## start

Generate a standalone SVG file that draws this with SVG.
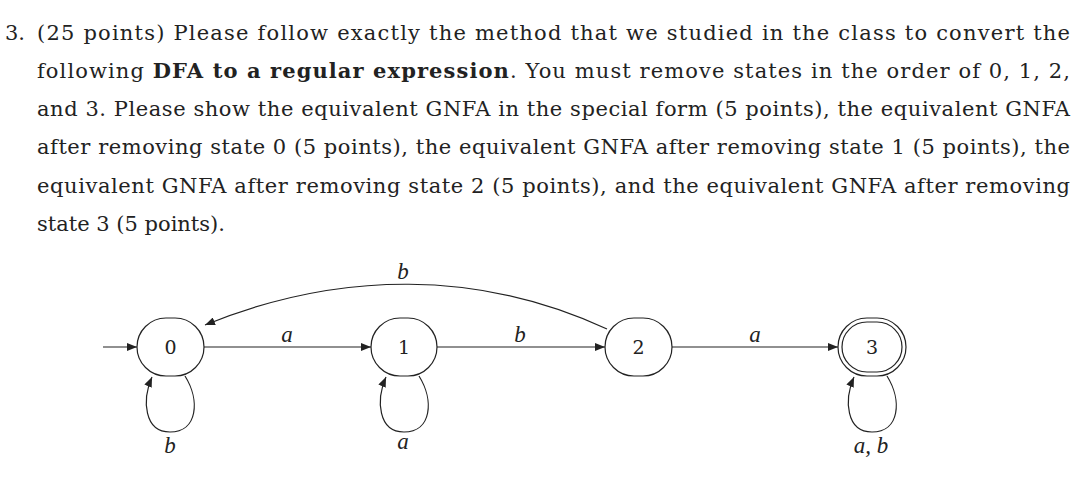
<svg xmlns="http://www.w3.org/2000/svg" width="1086" height="502" viewBox="0 0 1086 502">
<style>
.t{font-family:"DejaVu Serif","Liberation Serif",serif;font-size:21px;fill:#222}
.m{font-family:"Liberation Serif","DejaVu Serif",serif;font-size:23px;font-style:italic;fill:#222}
.n{font-family:"DejaVu Serif","Liberation Serif",serif;font-size:19px;fill:#222}
.s{fill:#fff;stroke:#222;stroke-width:1.2}
.e{fill:none;stroke:#222;stroke-width:1.2}
</style>
<defs><marker id="ah" viewBox="0 0 10 8" refX="10" refY="4" markerWidth="10" markerHeight="8" markerUnits="userSpaceOnUse" orient="auto"><path d="M0,0L10,4L0,8z" fill="#222"/></marker></defs>
<g id="text">
<text class="t" x="5" y="40">3.</text>
<text class="t" x="37" y="40" textLength="1033" lengthAdjust="spacing">(25 points) Please follow exactly the method that we studied in the class to convert the</text>
<text class="t" x="37" y="78" textLength="1033" lengthAdjust="spacing">following <tspan font-weight="bold">DFA to a regular expression</tspan>. You must remove states in the order of 0, 1, 2,</text>
<text class="t" x="37" y="116" textLength="1033" lengthAdjust="spacing">and 3. Please show the equivalent GNFA in the special form (5 points), the equivalent GNFA</text>
<text class="t" x="37" y="154" textLength="1033" lengthAdjust="spacing">after removing state 0 (5 points), the equivalent GNFA after removing state 1 (5 points), the</text>
<text class="t" x="37" y="193" textLength="1033" lengthAdjust="spacing">equivalent GNFA after removing state 2 (5 points), and the equivalent GNFA after removing</text>
<text class="t" x="37" y="231">state 3 (5 points).</text>
</g>
<g id="connectors">
<path class="e" d="M103,347H137" marker-end="url(#ah)"/>
<path class="e" d="M204,347H371" marker-end="url(#ah)"/>
<path class="e" d="M437,347H605" marker-end="url(#ah)"/>
<path class="e" d="M672,347H838" marker-end="url(#ah)"/>
<path class="e" d="M607,329C480,270 340,270 205,325" marker-end="url(#ah)"/>
<path class="e" d="M185,376C200,400 198,432 170,432C144,432 142,400 152,377" marker-end="url(#ah)"/>
<path class="e" d="M419,376C434,400 432,432 404,432C378,432 376,400 386,377" marker-end="url(#ah)"/>
<path class="e" d="M887,376C902,400 900,432 872,432C846,432 844,400 854,377" marker-end="url(#ah)"/>
<text class="m" x="403" y="279" text-anchor="middle">b</text>
<text class="m" x="287" y="342" text-anchor="middle">a</text>
<text class="m" x="520" y="342" text-anchor="middle">b</text>
<text class="m" x="755" y="342" text-anchor="middle">a</text>
<text class="m" x="170" y="453" text-anchor="middle">b</text>
<text class="m" x="403" y="449" text-anchor="middle">a</text>
<text class="m" x="871" y="453" text-anchor="middle">a, b</text>
</g>
<g id="node0"><rect class="s" x="137" y="318" width="67" height="58" rx="29"/><text class="n" x="170.5" y="354" text-anchor="middle">0</text></g>
<g id="node1"><rect class="s" x="371" y="318" width="66" height="58" rx="29"/><text class="n" x="404" y="354" text-anchor="middle">1</text></g>
<g id="node2"><rect class="s" x="605" y="318" width="67" height="58" rx="29"/><text class="n" x="638.5" y="354" text-anchor="middle">2</text></g>
<g id="node3"><rect class="s" x="838" y="318" width="68" height="58" rx="29"/><rect class="s" x="842" y="322" width="60" height="50" rx="25"/><text class="n" x="872" y="354" text-anchor="middle">3</text></g>
</svg>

## end

• What you should do
Copy out each line of the data containing the string "that".

• Task solution
Generate a standalone SVG file that draws this with SVG.
<text class="t" x="37" y="40" textLength="1033" lengthAdjust="spacing">(25 points) Please follow exactly the method that we studied in the class to convert the</text>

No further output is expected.